Below are presentations related to the ChAMP project
- Poster presented at the Dial-a-Molecule Annual Meeting in Birmingham, England - July 2014 (PDF)
- Paper presented at the 248th ACS Meeting in San Francisco, CA - August 2014 (Slideshare)
- Status update presentation - December 2014 (Screencast)
- Paper presented at Pittcon 2015 in New Orleans, LA - March 2015 (PDF)
- Presentation given at NLM, Bethesda, MD - March 2015 (PDF)
- Paper presented at the 249th ACS Meeting in Denver, CO - March 2015 (Slideshare)
Here is a list of the ontologies important to ChAMP
- Chemical Entities of Biological Interest (ChEBI)
- Chemical Information Ontology (CHEMINF)
See also: Michel Dumontier. "The chemical information ontology: Provenance and disambiguation for chemical data on the biological semantic web. PLoS ONE 6, e25513+ (2011) doi:10.1371/journal.pone.0025513
- Eagle-i resource ontology (ERO)
- Ontology for Biomedical Investigations (CHMO or CMO)
- Chemical Methods Ontology (CHMO or CMO)
And then there are the vocabularies...
- Medical Subject Headings (MeSH)
- IUPAC Gold Book (http://goldbook.iupac.org/)
- IUPAC Orange Book (http://iupac.org/publications/analytical_compendium/)
Background and Thoughts
They say that necessity is the mother of invention. Whoever 'they' are, it seems to be a true statement. I wanted to do something useful, creative, and well, publishable ( :) ) during my sabbatical. And so, when I was lucky enough to strike up a conversation with Tony Williams at the 246th ACS meeting in Indianapolis, I suggested that we work a project together. Then I had to come with something, and fast...
Being an analytical chemist turned cheminformatician made the scope of any proposed project at the same time limited and obvious. Tony and his team are working on the RSC's data repository, the next big project since ChemSpider (https://www.chemspider.com) and so, after some discussion, we came up with 'Data Standards for Representation and Annotation of Analysis Information'. This project proposal outlined the idea of developing ChAMP as the basis by which the RSC could text mine its archive of over 300,000 research papers for any reported analytical methodology.

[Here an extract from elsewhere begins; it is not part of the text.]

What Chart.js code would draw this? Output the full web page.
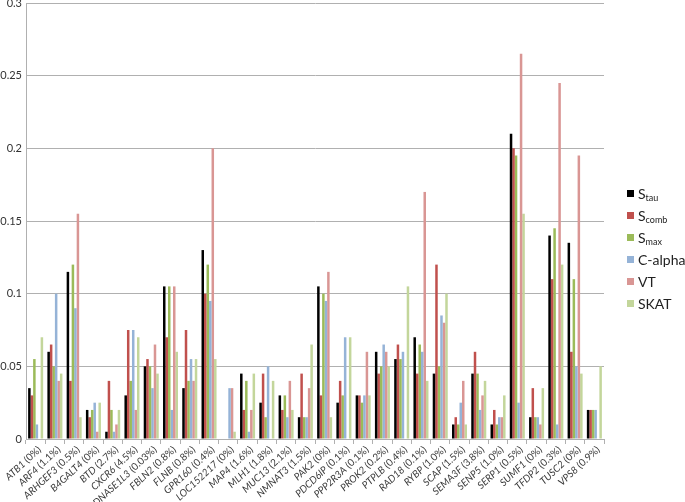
<!DOCTYPE html>
<html>
<head>
<meta charset="utf-8">
<script src="https://cdn.jsdelivr.net/npm/chart.js@4.4.0/dist/chart.umd.min.js"></script>
<style>
  html, body { margin: 0; padding: 0; background: #fff; }
  #wrap { width: 685px; height: 502px; position: relative; }
</style>
</head>
<body>
<div id="wrap"><canvas id="chart"></canvas></div>
<script>
// genes and their frequency labels
const genes = ['ATB1', 'ARF4', 'ARHGEF3', 'B4GALT4', 'BTD', 'CXCR6', 'DNASE1L3', 'FBLN2', 'FLNB', 'GPR160',
  'LOC152217', 'MAP4', 'MLH1', 'MUC13', 'NMNAT3', 'PAK2', 'PDCD6IP', 'PPP2R3A', 'PROK2', 'PTPLB',
  'RAD18', 'RYBP', 'SCAP', 'SEMA3F', 'SENP5', 'SERP1', 'SUMF1', 'TFDP2', 'TUSC2', 'VPS8'];
const pcts = ['(0%)', '(1.1%)', '(0.5%)', '(0%)', '(2.7%)', '(4.5%)', '(0.03%)', '(0.8%)', '(0.8%)', '(0.4%)',
  ' (0%)', '(1.6%)', '(1.8%)', '(2.1%)', '(1.5%)', '(0%)', '(0.1%)', '(0.1%)', '(0.2%)', '(0.4%)',
  '(0.1%)', '(1.0%)', '(1.5%)', '(3.8%)', '(1.0%)', '(0.5%)', '(0%)', '(0.3%)', '(0%)', '(0.9%)'];

const sTau   = [0.035, 0.06, 0.115, 0.02, 0.005, 0.03, 0.05, 0.105, 0.035, 0.13, 0, 0.045, 0.025, 0.03, 0.015, 0.105, 0.025, 0.03, 0.06, 0.055, 0.07, 0.045, 0.01, 0.045, 0.01, 0.21, 0.015, 0.14, 0.135, 0.02];
const sComb  = [0.03, 0.065, 0.04, 0.015, 0.04, 0.075, 0.055, 0.07, 0.075, 0.1, 0, 0.02, 0.045, 0.02, 0.045, 0.03, 0.04, 0.03, 0.045, 0.065, 0.045, 0.12, 0.015, 0.06, 0.02, 0.2, 0.035, 0.11, 0.06, 0.02];
const sMax   = [0.055, 0.05, 0.12, 0.02, 0.02, 0.04, 0.05, 0.105, 0.04, 0.12, 0, 0.04, 0.015, 0.03, 0.015, 0.1, 0.03, 0.025, 0.05, 0.055, 0.065, 0.05, 0.01, 0.045, 0.01, 0.195, 0.015, 0.145, 0.11, 0.02];
const cAlpha = [0.01, 0.1, 0.09, 0.025, 0.005, 0.075, 0.035, 0.02, 0.055, 0.095, 0.035, 0.005, 0.05, 0.015, 0.015, 0.095, 0.07, 0.03, 0.065, 0.06, 0.06, 0.085, 0.025, 0.02, 0.015, 0.025, 0.015, 0.01, 0.05, 0.02];
const vt     = [0, 0.04, 0.155, 0.005, 0.01, 0.02, 0.065, 0.105, 0.04, 0.2, 0.035, 0.02, 0, 0.04, 0.035, 0.115, 0, 0.06, 0.06, 0, 0.17, 0.08, 0.04, 0.03, 0.015, 0.265, 0.01, 0.245, 0.195, 0];
const skat   = [0.07, 0.045, 0.015, 0.025, 0.02, 0.07, 0.045, 0.06, 0.055, 0.055, 0.005, 0.045, 0.04, 0.02, 0.065, 0.015, 0.07, 0.03, 0.05, 0.105, 0.04, 0.1, 0.01, 0.04, 0.03, 0.155, 0.035, 0.12, 0.045, 0.05];

const seriesMain = ['S', 'S', 'S', 'C-alpha', 'VT', 'SKAT'];
const seriesSub  = ['tau', 'comb', 'max', '', '', ''];
const colors = ['#000000', '#C0504D', '#9BBB59', '#95B3D7', '#D99694', '#C3D69B'];
const yTicks = [0, 0.05, 0.1, 0.15, 0.2, 0.25, 0.3];

const FONT = 'Lato, "Open Sans", sans-serif';

// gene names italic, percentages upright, rotated 45°
const geneLabels = {
  id: 'geneLabels',
  afterDraw(chart) {
    const ctx = chart.ctx, xs = chart.scales.x, bottom = chart.chartArea.bottom;
    ctx.save();
    ctx.fillStyle = '#3a3a3a';
    ctx.textBaseline = 'middle';
    genes.forEach((g, i) => {
      const x = xs.getPixelForValue(i);
      ctx.save();
      ctx.translate(x + 4, bottom + 9);
      ctx.rotate(-Math.PI / 4.2);
      ctx.textAlign = 'right';
      ctx.font = '10px ' + FONT;
      const p = ' ' + pcts[i].trim();
      const w = ctx.measureText(p).width;
      ctx.fillText(p, 0, 0);
      ctx.font = 'italic 10px ' + FONT;
      ctx.fillText(g, -w, 0);
      ctx.restore();
    });
    ctx.restore();
  }
};

// legend on the right with subscripts
const sideLegend = {
  id: 'sideLegend',
  afterDraw(chart) {
    const ctx = chart.ctx;
    ctx.save();
    ctx.textBaseline = 'middle';
    ctx.textAlign = 'left';
    seriesMain.forEach((m, i) => {
      const y = 194 + i * 22;
      ctx.fillStyle = colors[i];
      ctx.fillRect(627, y - 4, 7, 7);
      ctx.fillStyle = '#222';
      ctx.font = '14px ' + FONT;
      ctx.fillText(m, 638, y);
      if (seriesSub[i]) {
        const w = ctx.measureText(m).width;
        ctx.font = '9px ' + FONT;
        ctx.fillText(seriesSub[i], 638 + w, y + 4);
      }
    });
    ctx.restore();
  }
};

const seriesData = [sTau, sComb, sMax, cAlpha, vt, skat];

new Chart(document.getElementById('chart'), {
  type: 'bar',
  data: {
    labels: genes.map((g, i) => g + ' ' + pcts[i]),
    datasets: seriesData.map((d, i) => ({
      label: seriesMain[i] + seriesSub[i],
      data: d,
      backgroundColor: colors[i],
      borderWidth: 0,
      barPercentage: 1,
      categoryPercentage: 0.78
    }))
  },
  options: {
    responsive: true,
    maintainAspectRatio: false,
    animation: false,
    layout: { padding: { top: 3, right: 81, bottom: 58, left: 0 } },
    plugins: { legend: { display: false }, tooltip: { enabled: false } },
    scales: {
      x: {
        offset: true,
        grid: { offset: true, drawOnChartArea: false, drawTicks: true, tickLength: 5, color: '#b0b0b0' },
        border: { color: '#b0b0b0' },
        ticks: { display: false }
      },
      y: {
        min: 0,
        max: 0.3,
        afterBuildTicks: s => { s.ticks = yTicks.map(v => ({ value: v })); },
        afterFit: s => { s.width = 26; s.paddingTop = 0; s.paddingBottom = 0; },
        grid: { color: '#b0b0b0', drawTicks: false },
        border: { color: '#b0b0b0' },
        ticks: { color: '#333', font: { family: FONT, size: 11 }, padding: 4, callback: v => String(v) }
      }
    }
  },
  plugins: [geneLabels, sideLegend]
});
</script>
</body>
</html>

I guess it goes without saying that the proposal was funded as you would not be reading this if it weren't. In the six months since then I have had many ideas that continue to reinforce that this idea is a really good one. I have been fortunate enough in my academic career to work on a number of projects that contribute to my perspective on the fundamental need for ChAMP such as:
- The Flow Analysis Database (https://fad.stuchalk.domains.unf.edu)
- The Analytical Sciences Digital Library (https://home.asdlib.org)

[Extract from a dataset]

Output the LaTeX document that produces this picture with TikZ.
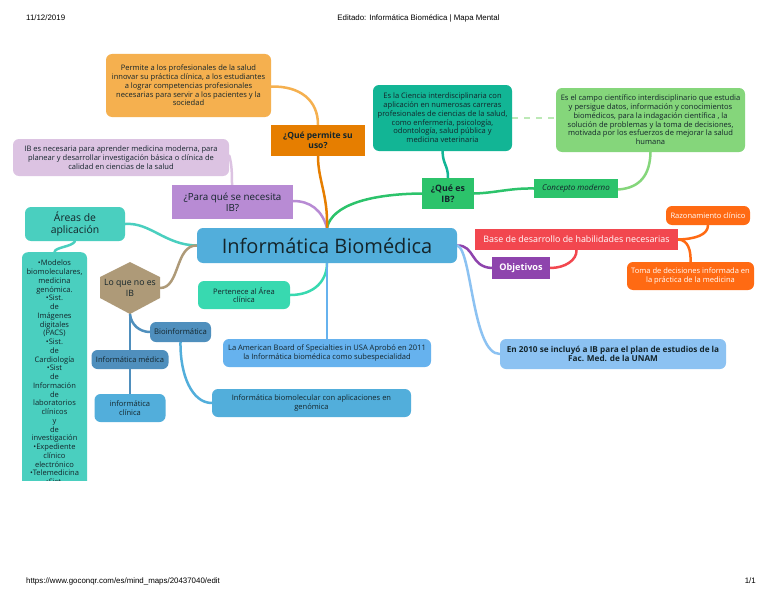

- The Analytical Information Markup Language (AnIML) (https://www.animl.org/)
- The Units Markup Language (UnitsML) (https://unitsml.nist.gov)
- JCAMP-DX (http://jcamp-dx.org/)
So, the scope of ChAMP is broad with many user communities, perspectives, and needs. The nice thing is this is not a standards project. Even though the original proposal has 'Standards' in the title (and in some way we are going to 'standardize' some things), the platform will not be a monolithic mandate to the masses about how to annotate a chemical analysis. It will be a platform that describes metadata elements, controlled vocabularies, ontologies, and datatype specifications such that:
- Standards can be built from the platform to fit the need of particular fields/application areas (e.g. pharmaceuticals, environmental)

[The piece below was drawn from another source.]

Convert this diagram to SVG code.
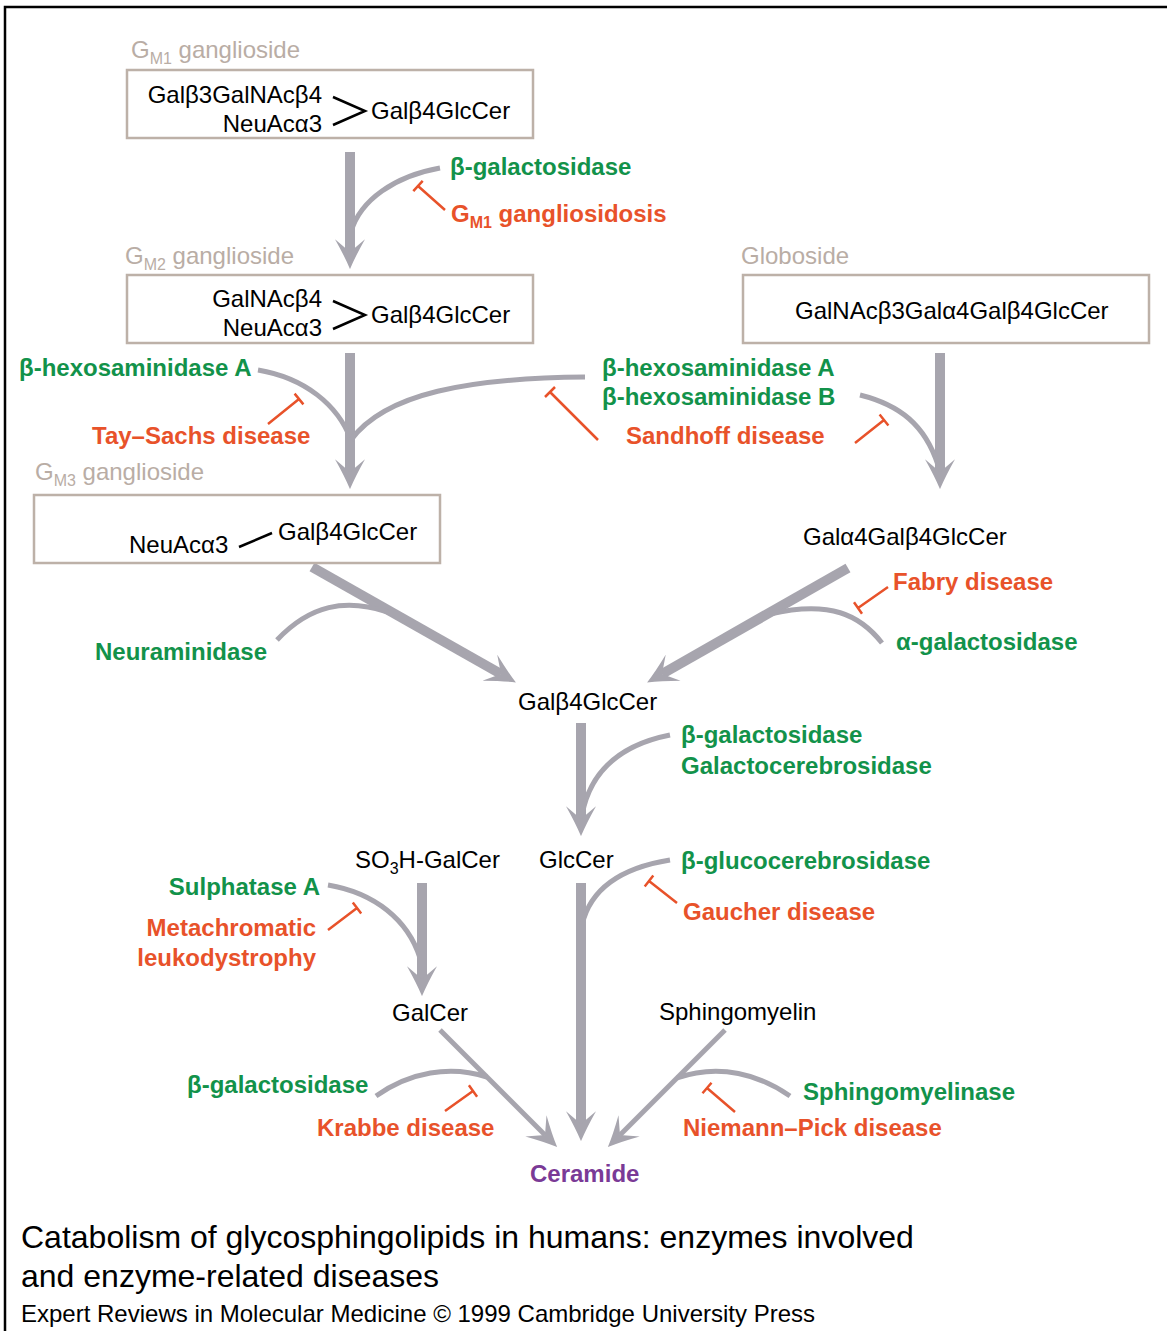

- Educators can teach chemical analysis using defined vocabulary terms (and potentially create teaching material linked to those terms)
- Publishers/authors can annotate papers as they are accepted, making comparison to existing research easier
- Analysts can move toward consensus about the 'Minimal Amount of Information' needed to characterize different analytical techniques (see MIAME)
- Integration of chemical analysis information into the semantic web is easy
It is obvious that this project is going to take time, certainly longer than my sabbatical. So, my job is to gather data on what's been done, identify the needs of the community (help me!), write first drafts of metadata/vocabularies/ontologies/best practices, catalyze discussion around this topic and encourage participation. To me this sounds like fun and I am 'ChAMPing' at the bit - as it were. SJC.